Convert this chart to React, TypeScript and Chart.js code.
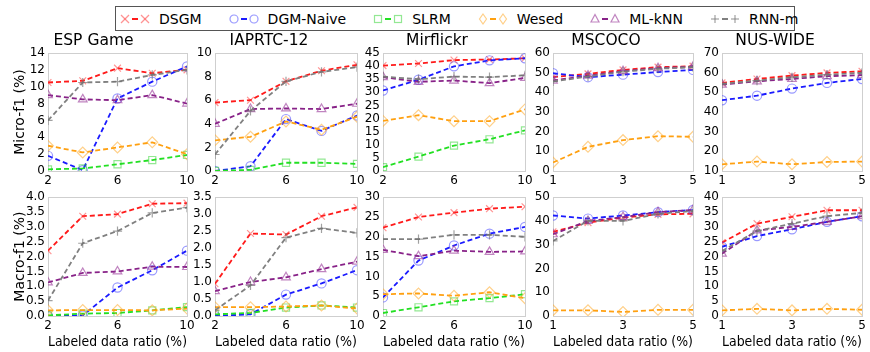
import React, { useEffect, useRef } from 'react';
import { Chart, registerables } from 'chart.js';

Chart.register(...registerables);
Chart.defaults.font.family = "'DejaVu Sans', sans-serif";

// ---------- data ----------
const methods = ['DSGM', 'DGM-Naive', 'SLRM', 'Wesed', 'ML-kNN', 'RNN-m'];
const datasetNames = ['ESP Game', 'IAPRTC-12', 'Mirflickr', 'MSCOCO', 'NUS-WIDE'];
const ratiosA = [2, 4, 6, 8, 10];
const ratiosB = [1, 2, 3, 4, 5];

// rows: DSGM, DGM-Naive, SLRM, Wesed, ML-kNN, RNN-m
const espMicro = [
  [10.5, 10.7, 12.2, 11.6, 12.0],
  [1.8, 0.1, 8.6, 10.6, 12.4],
  [0.2, 0.3, 0.8, 1.3, 1.9],
  [3.0, 2.2, 2.8, 3.4, 2.0],
  [9.0, 8.5, 8.4, 9.0, 8.0],
  [6.0, 10.5, 10.6, 11.4, 12.0],
];
const iaprMicro = [
  [5.8, 6.0, 7.6, 8.5, 9.0],
  [0.0, 0.4, 4.4, 3.4, 4.7],
  [0.0, 0.1, 0.7, 0.7, 0.6],
  [2.6, 2.9, 4.2, 3.5, 4.6],
  [4.0, 5.25, 5.3, 5.25, 5.7],
  [1.4, 5.1, 7.6, 8.4, 8.8],
];
const mirMicro = [
  [40.2, 41.0, 42.3, 42.5, 43.0],
  [30.7, 34.8, 39.9, 42.2, 43.0],
  [1.5, 5.5, 9.7, 12.1, 15.5],
  [19.1, 21.3, 19.0, 19.0, 23.5],
  [35.8, 34.0, 34.5, 33.5, 35.5],
  [36.0, 35.0, 36.0, 35.8, 36.5],
];
const cocoMicro = [
  [47.7, 49.4, 51.4, 52.8, 53.3],
  [49.7, 47.7, 49.0, 50.3, 51.4],
  null,
  [4.3, 12.3, 15.7, 17.7, 17.4],
  [46.0, 48.5, 50.8, 52.3, 53.0],
  [45.5, 48.0, 50.5, 52.0, 52.8],
];
const nusMicro = [
  [54.8, 56.8, 58.5, 59.9, 60.7],
  [46.0, 48.3, 51.9, 54.8, 56.8],
  null,
  [13.4, 14.8, 13.4, 14.6, 14.8],
  [53.9, 55.6, 56.8, 58.2, 58.7],
  [54.3, 56.0, 57.6, 59.0, 59.9],
];
const espMacro = [
  [2.2, 3.36, 3.43, 3.78, 3.8],
  [0.0, 0.02, 0.96, 1.54, 2.2],
  [0.02, 0.08, 0.1, 0.19, 0.3],
  [0.19, 0.2, 0.2, 0.19, 0.25],
  [1.13, 1.45, 1.5, 1.66, 1.65],
  [0.52, 2.45, 2.86, 3.47, 3.65],
];
const iaprMacro = [
  [0.95, 2.43, 2.4, 2.94, 3.2],
  [0.0, 0.05, 0.63, 0.96, 1.35],
  [0.05, 0.09, 0.25, 0.31, 0.25],
  [0.26, 0.26, 0.28, 0.31, 0.22],
  [0.73, 1.0, 1.14, 1.38, 1.6],
  [0.17, 0.9, 2.31, 2.58, 2.45],
];
const mirMacro = [
  [22.3, 25.0, 26.1, 27.1, 27.6],
  [4.7, 14.0, 17.8, 20.8, 22.5],
  [0.75, 2.2, 3.7, 4.5, 5.5],
  [5.5, 5.7, 5.1, 6.0, 4.5],
  [16.7, 15.1, 16.5, 16.2, 16.3],
  [19.4, 19.4, 20.5, 20.5, 20.0],
];
const cocoMacro = [
  [35.4, 39.3, 41.4, 42.8, 43.0],
  [42.3, 41.0, 42.3, 43.7, 44.6],
  null,
  [2.4, 2.4, 1.7, 2.6, 2.6],
  [34.4, 40.0, 41.6, 43.7, 44.6],
  [31.6, 40.0, 40.0, 43.0, 44.2],
];
const nusMacro = [
  [24.7, 31.1, 33.4, 35.6, 35.6],
  [23.3, 26.9, 29.2, 31.7, 33.6],
  null,
  [1.9, 2.4, 1.9, 2.4, 2.1],
  [21.0, 28.8, 30.0, 31.7, 33.6],
  [21.9, 28.6, 31.1, 33.6, 34.7],
];

const microPanels = [espMicro, iaprMicro, mirMicro, cocoMicro, nusMicro];
const macroPanels = [espMacro, iaprMacro, mirMacro, cocoMacro, nusMacro];
const panelRatios = [ratiosA, ratiosA, ratiosA, ratiosB, ratiosB];
const xStep = [4, 4, 4, 2, 2];

const microYMin = [0, 0, 0, 0, 10];
const microYMax = [14, 10, 45, 60, 70];
const microYStep = [2, 2, 5, 10, 10];
const macroYMin = [0, 0, 0, 0, 0];
const macroYMax = [4, 3.5, 30, 50, 40];
const macroYStep = [0.5, 0.5, 5, 10, 5];

const rowYLabels = ['Micro-f1 (%)', 'Macro-f1 (%)'];
const xLabel = 'Labeled data ratio (%)';

// ---------- styles ----------
const LINE_COLORS = ['#ff1a1a', '#1a1aff', '#22e022', '#ffa010', '#882288', '#808080'];
const MARKER_COLORS = [
  'rgba(255,60,60,0.55)',
  'rgba(70,70,255,0.55)',
  'rgba(40,210,40,0.5)',
  'rgba(255,170,40,0.55)',
  'rgba(150,50,150,0.6)',
  'rgba(110,110,110,0.65)',
];
const POINT_STYLES = ['crossRot', 'circle', 'rect', 'rectRot', 'triangle', 'cross'];
const POINT_RADII = [4.8, 4.6, 5, 5.4, 5, 4.6];

const FONT = "'DejaVu Sans', sans-serif";
const colLeft = [48, 215, 383, 553, 722];
const colRight = [187, 357, 525, 693, 862];
const rowTop = [53, 195];
const rowBottom = [171, 316];

const framePlugin = {
  id: 'frame',
  beforeDatasetsDraw(chart: any) {
    const { ctx, chartArea } = chart;
    ctx.save();
    ctx.strokeStyle = '#cfcfcf';
    ctx.lineWidth = 1;
    ctx.strokeRect(
      Math.round(chartArea.left) + 0.5,
      Math.round(chartArea.top) + 0.5,
      Math.round(chartArea.right - chartArea.left),
      Math.round(chartArea.bottom - chartArea.top)
    );
    ctx.restore();
  },
};

function Panel({ row, col }: { row: number; col: number }) {
  const ref = useRef<HTMLCanvasElement>(null);
  const L = colLeft[col];
  const R = colRight[col];
  const T = rowTop[row];
  const B = rowBottom[row];
  const axisW = col === 0 ? 48 : 34;
  const padR = 12;
  const topH = row === 0 ? 21 : 8;
  const xAxisH = row === 0 ? 22 : 36;
  const left = L - axisW;
  const top = T - topH;
  const width = axisW + (R - L) + padR;
  const height = topH + (B - T) + xAxisH;

  useEffect(() => {
    const values = row === 0 ? microPanels[col] : macroPanels[col];
    const xs = panelRatios[col];
    const yMin = row === 0 ? microYMin[col] : macroYMin[col];
    const yMax = row === 0 ? microYMax[col] : macroYMax[col];
    const yStep = row === 0 ? microYStep[col] : macroYStep[col];
    const datasets: any[] = [];
    values.forEach((series, i) => {
      if (!series) return;
      datasets.push({
        label: methods[i],
        data: xs.map((x, j) => ({ x, y: series[j] })),
        borderColor: LINE_COLORS[i],
        borderWidth: 1.8,
        borderDash: [5, 3],
        pointStyle: POINT_STYLES[i],
        pointRadius: POINT_RADII[i],
        pointBorderColor: MARKER_COLORS[i],
        pointBackgroundColor: 'rgba(0,0,0,0)',
        pointBorderWidth: 1.2,
        fill: false,
        tension: 0,
        order: methods.length - i,
      });
    });
    const chart = new Chart(ref.current as HTMLCanvasElement, {
      type: 'line',
      data: { datasets },
      options: {
        responsive: false,
        animation: false,
        events: [],
        layout: { padding: { top: row === 0 ? 0 : topH, right: padR, left: 0, bottom: 0 } },
        plugins: {
          legend: { display: false },
          tooltip: { enabled: false },
          title: {
            display: row === 0,
            text: datasetNames[col],
            color: '#000',
            font: { size: 15.5, family: FONT, weight: 'normal', lineHeight: 1.2 },
            padding: { top: 0, bottom: 2.4 },
          },
        },
        scales: {
          x: {
            type: 'linear',
            min: xs[0],
            max: xs[xs.length - 1],
            ticks: {
              stepSize: xStep[col],
              color: '#000',
              font: { size: 12, family: FONT },
              padding: 3,
              maxRotation: 0,
              autoSkip: false,
            },
            grid: { display: false, drawTicks: false },
            border: { display: false },
            title: {
              display: row === 1,
              text: xLabel,
              color: '#000',
              font: { size: 14, family: FONT },
              padding: { top: 0, bottom: 1 },
            },
            afterFit: (s: any) => {
              s.height = xAxisH;
            },
          },
          y: {
            type: 'linear',
            min: yMin,
            max: yMax,
            ticks: {
              stepSize: yStep,
              color: '#000',
              font: { size: 12, family: FONT },
              padding: 3,
              autoSkip: false,
              callback: (v: any) => (yStep < 1 ? Number(v).toFixed(1) : String(v)),
            },
            grid: { display: false, drawTicks: false },
            border: { display: false },
            title: {
              display: col === 0,
              text: rowYLabels[row],
              color: '#000',
              font: { size: 14, family: FONT },
              padding: { top: 12, bottom: 0 },
            },
            afterFit: (s: any) => {
              s.width = axisW;
            },
          },
        },
      } as any,
      plugins: [framePlugin],
    });
    return () => chart.destroy();
  }, []);

  return (
    <canvas
      ref={ref}
      width={width}
      height={height}
      style={{ position: 'absolute', left, top, width, height }}
    />
  );
}

function Marker({ i, cx, cy }: { i: number; cx: number; cy: number }) {
  const c = MARKER_COLORS[i];
  const r = 4;
  const sw = 1.2;
  switch (POINT_STYLES[i]) {
    case 'crossRot':
      return (
        <g stroke={c} strokeWidth={sw}>
          <line x1={cx - r} y1={cy - r} x2={cx + r} y2={cy + r} />
          <line x1={cx - r} y1={cy + r} x2={cx + r} y2={cy - r} />
        </g>
      );
    case 'circle':
      return <circle cx={cx} cy={cy} r={r} fill="none" stroke={c} strokeWidth={sw} />;
    case 'rect':
      return <rect x={cx - 3.5} y={cy - 3.5} width={7} height={7} fill="none" stroke={c} strokeWidth={sw} />;
    case 'rectRot':
      return (
        <polygon
          points={`${cx},${cy - 5} ${cx + 3.5},${cy} ${cx},${cy + 5} ${cx - 3.5},${cy}`}
          fill="none"
          stroke={c}
          strokeWidth={sw}
        />
      );
    case 'triangle':
      return (
        <polygon
          points={`${cx},${cy - 4.5} ${cx + 4},${cy + 3} ${cx - 4},${cy + 3}`}
          fill="none"
          stroke={c}
          strokeWidth={sw}
        />
      );
    default:
      return (
        <g stroke={c} strokeWidth={sw}>
          <line x1={cx - r} y1={cy} x2={cx + r} y2={cy} />
          <line x1={cx} y1={cy - r} x2={cx} y2={cy + r} />
        </g>
      );
  }
}

function Legend() {
  return (
    <div
      style={{
        position: 'absolute',
        left: 115,
        top: 6,
        width: 680,
        height: 25,
        boxSizing: 'border-box',
        border: '1px solid #555',
        display: 'flex',
        alignItems: 'center',
        paddingLeft: 4,
        gap: 27,
        fontFamily: FONT,
        fontSize: 14,
        color: '#000',
        whiteSpace: 'nowrap',
      }}
    >
      {methods.map((m, i) => (
        <div key={m} style={{ display: 'flex', alignItems: 'center' }}>
          <svg width={30} height={14} style={{ marginRight: 9 }}>
            <line x1={12} y1={7} x2={18} y2={7} stroke={LINE_COLORS[i]} strokeWidth={2} />
            <Marker i={i} cx={5} cy={7} />
            <Marker i={i} cx={25} cy={7} />
          </svg>
          <span>{m}</span>
        </div>
      ))}
    </div>
  );
}

export default function App() {
  const cells: { row: number; col: number }[] = [];
  for (let r = 0; r < 2; r++) for (let c = 0; c < 5; c++) cells.push({ row: r, col: c });
  return (
    <div
      style={{
        position: 'fixed',
        left: 0,
        top: 0,
        width: 870,
        height: 352,
        background: '#fff',
        overflow: 'hidden',
      }}
    >
      <Legend />
      {cells.map((c) => (
        <Panel key={`${c.row}-${c.col}`} row={c.row} col={c.col} />
      ))}
    </div>
  );
}
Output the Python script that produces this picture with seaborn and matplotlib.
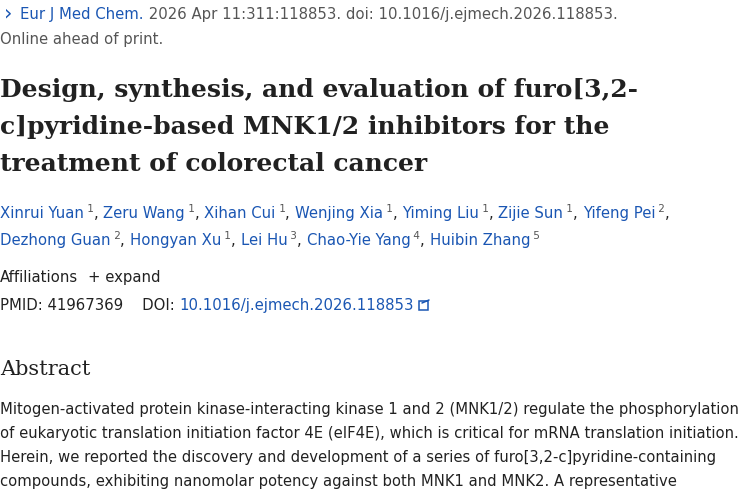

================================

» REQUIRED WORK:
Restate, line by line and word for word, everything from the top of the material through the line that contains "const ratiosB = [1, 2, 3, 4, 5];". Leave pictures out.

» ANSWER:
Convert this chart to React, TypeScript and Chart.js code.
import React, { useEffect, useRef } from 'react';
import { Chart, registerables } from 'chart.js';

Chart.register(...registerables);
Chart.defaults.font.family = "'DejaVu Sans', sans-serif";

// ---------- data ----------
const methods = ['DSGM', 'DGM-Naive', 'SLRM', 'Wesed', 'ML-kNN', 'RNN-m'];
const datasetNames = ['ESP Game', 'IAPRTC-12', 'Mirflickr', 'MSCOCO', 'NUS-WIDE'];
const ratiosA = [2, 4, 6, 8, 10];
const ratiosB = [1, 2, 3, 4, 5];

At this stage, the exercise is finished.